Os dois primeiros, recusando seu auxílio, revelam sua desumanidade, com a
desculpa de manter sua pureza religiosa. O samaritano é um exemplo de
humanidade, mesmo com o risco de tornar-se “impuro”.
Muitas
das ações samaritanas nos colocam em situações de aperto: aproximar-nos até
ficar “impuros”.
O
compromisso samaritano passa por “manchar-se”, exige tomar partido pelos
últimos, arriscar-se a perder subvenções, expor-se a ter o nome na ficha
policial. Em suma, ficar “impuro” perante os olhos da “religião oficial” do
Estado.
A
parábola ainda nos faz cair na conta do profundo valor simbólico que se esconde
por detrás do simples ato do samaritano de fazer o ferido montar sobre sua
própria cavalgadura. O samaritano conduz o animal para a pousada como um servo
conduz seu senhor. A distinção entre aquele que monta e aquele que conduz o
animal é muito forte, ainda hoje, no mundo oriental.
Desejar
que outro mundo é possível a partir das vítimas, significa pôr-se a seu
serviço, descer de nossa cavalgadura e ser presença compassiva junto a elas.

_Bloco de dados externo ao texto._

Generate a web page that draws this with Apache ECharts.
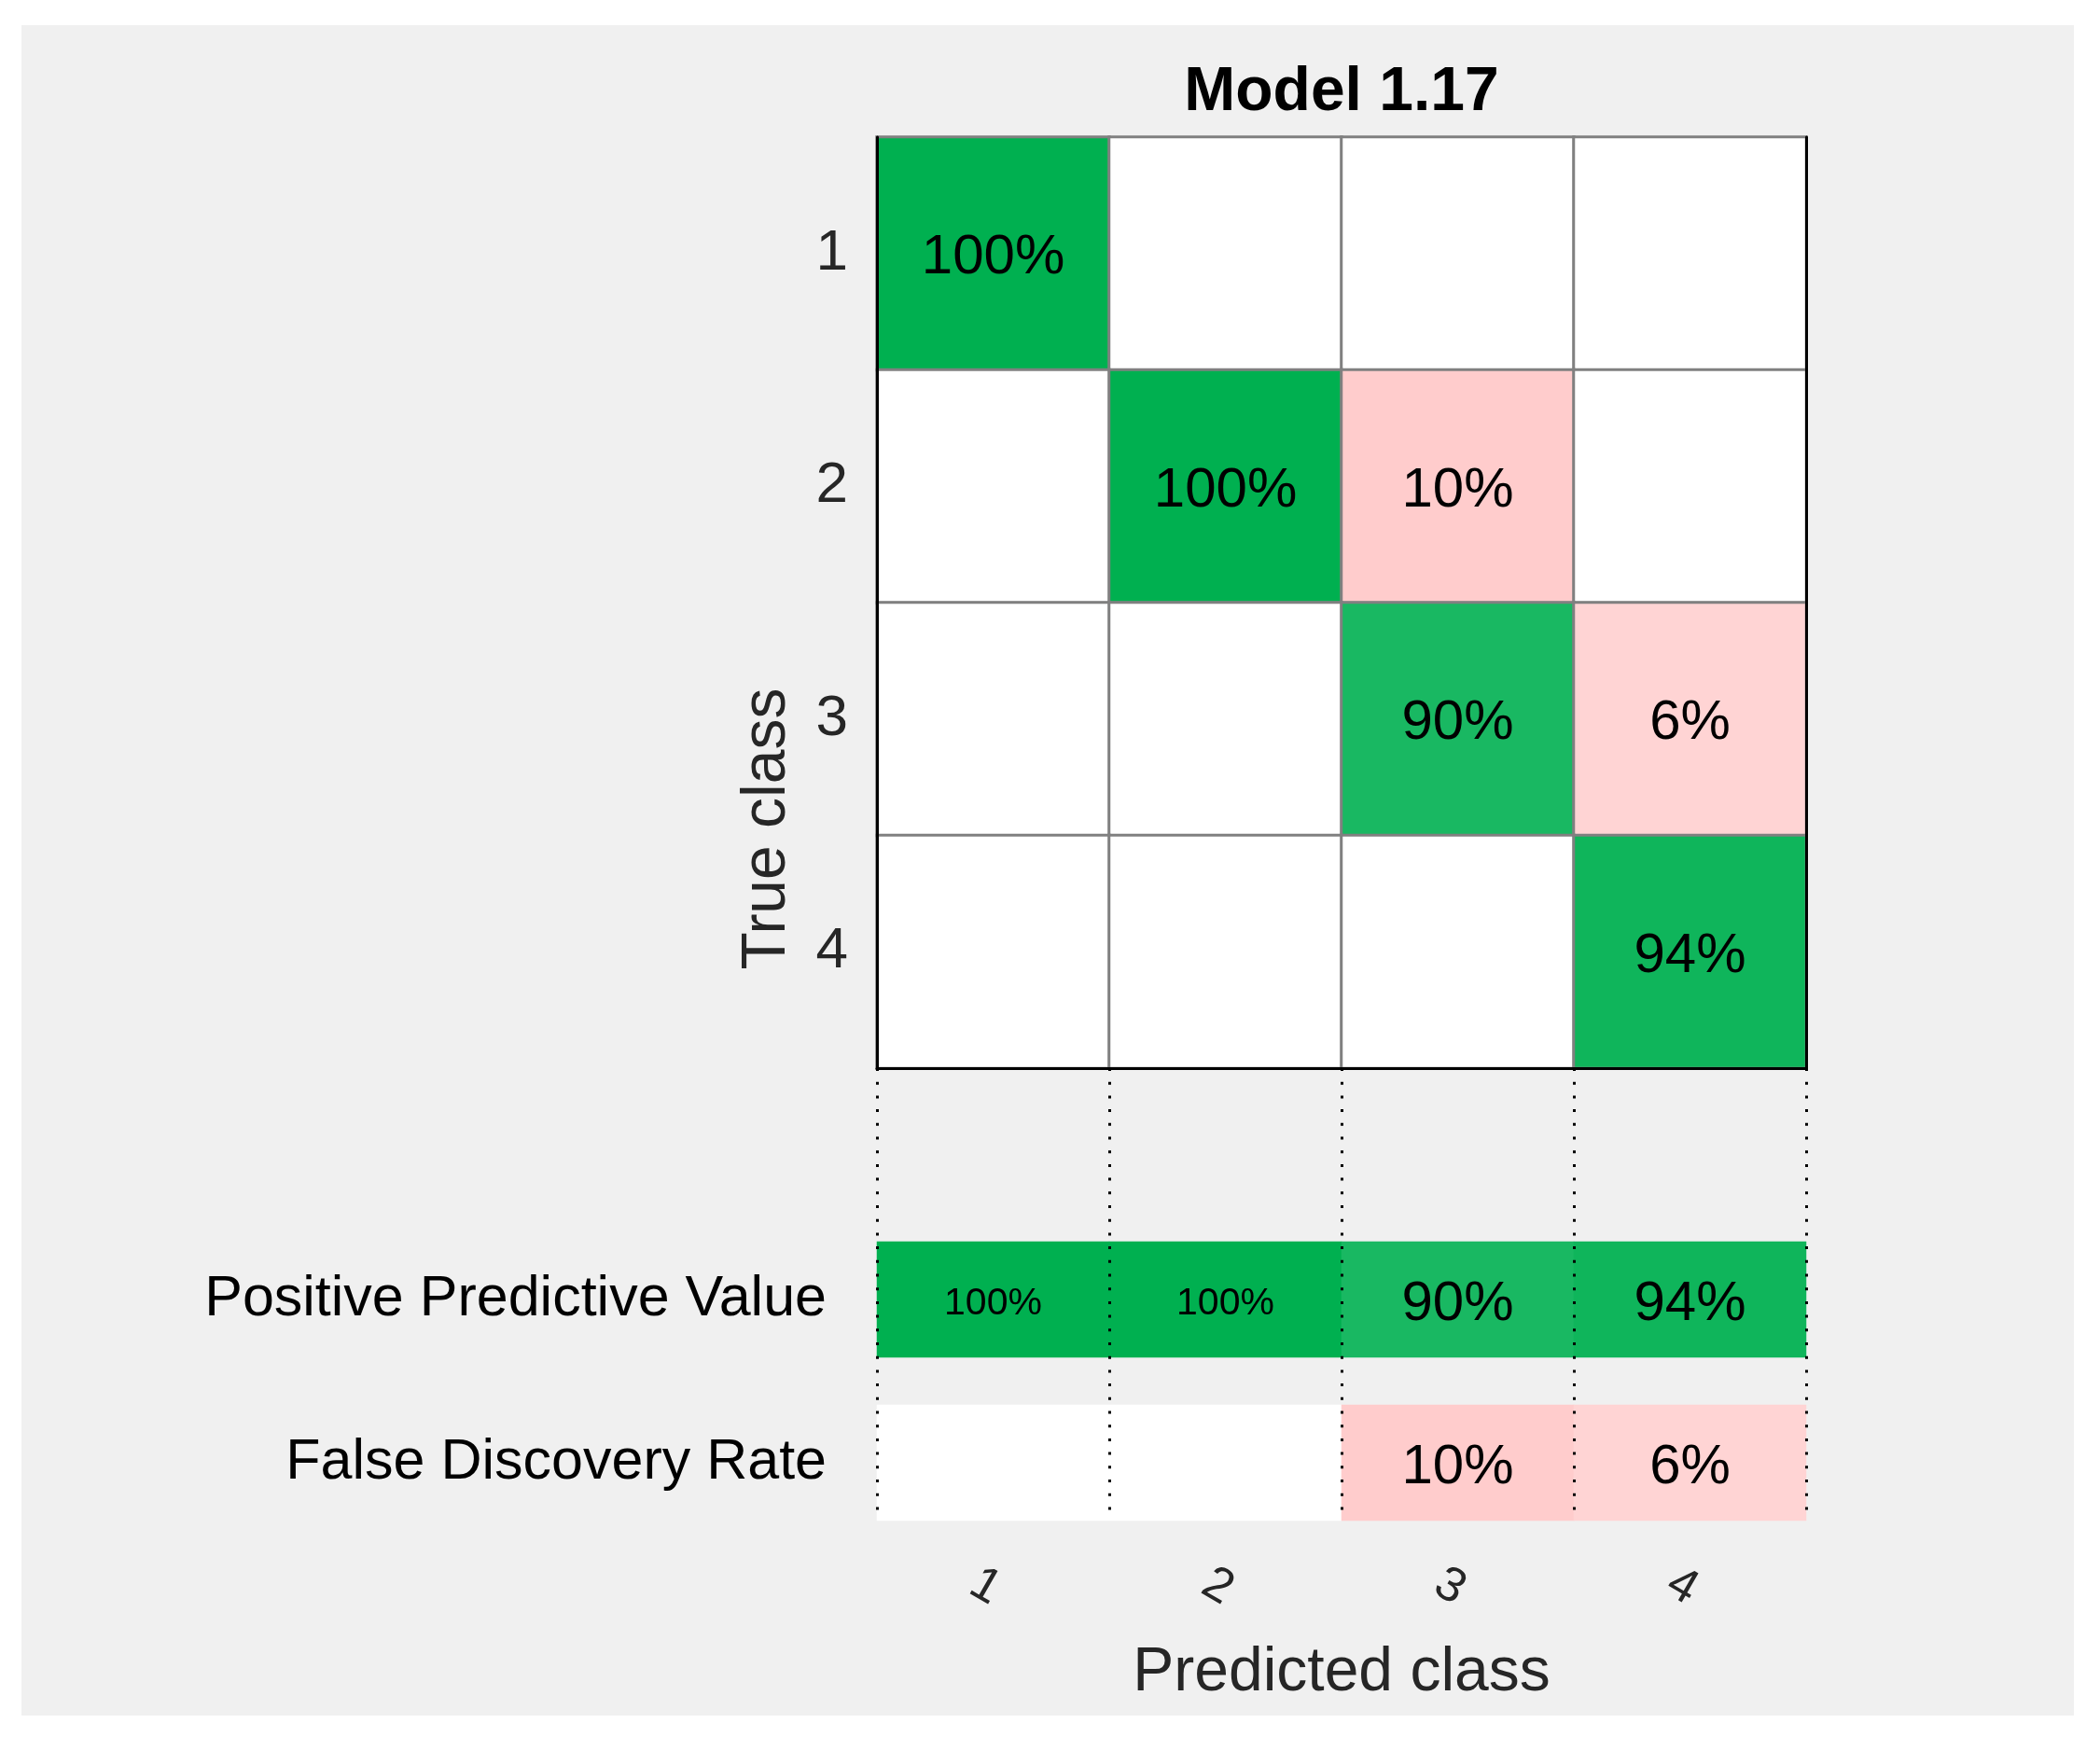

São elas as que deveriam marcar nossos modos de vida, nossos consumos, nossas
políticas. E para isso é preciso começar por escutar o quê dizem, o quê
esperam, por quê lutam, o quê temem?...
Não
é fácil escutar a voz das vítimas, a maioria das vezes a encobrimos com
tranqüilizadores discursos românticos que convertem a pobreza em um lugar
idílico de solidariedade espontânea. Ser samaritano
é um estilo de vida.
Texto bíblico: Lucas
10,25-37
Na oração: O evangelista
Lucas não deixa dúvida: todos os personagens da parábola “vêem” o homem ferido à
beira da estrada.
Adentremo-nos no
movimento de olhares proposto pela parábola do bom samaritano,
para descobrir as atitudes básicas dos
personagens e que nos levam a nos aproximar da realidade tal qual ela é, e a
nos comprometer com um “outro mundo possível”.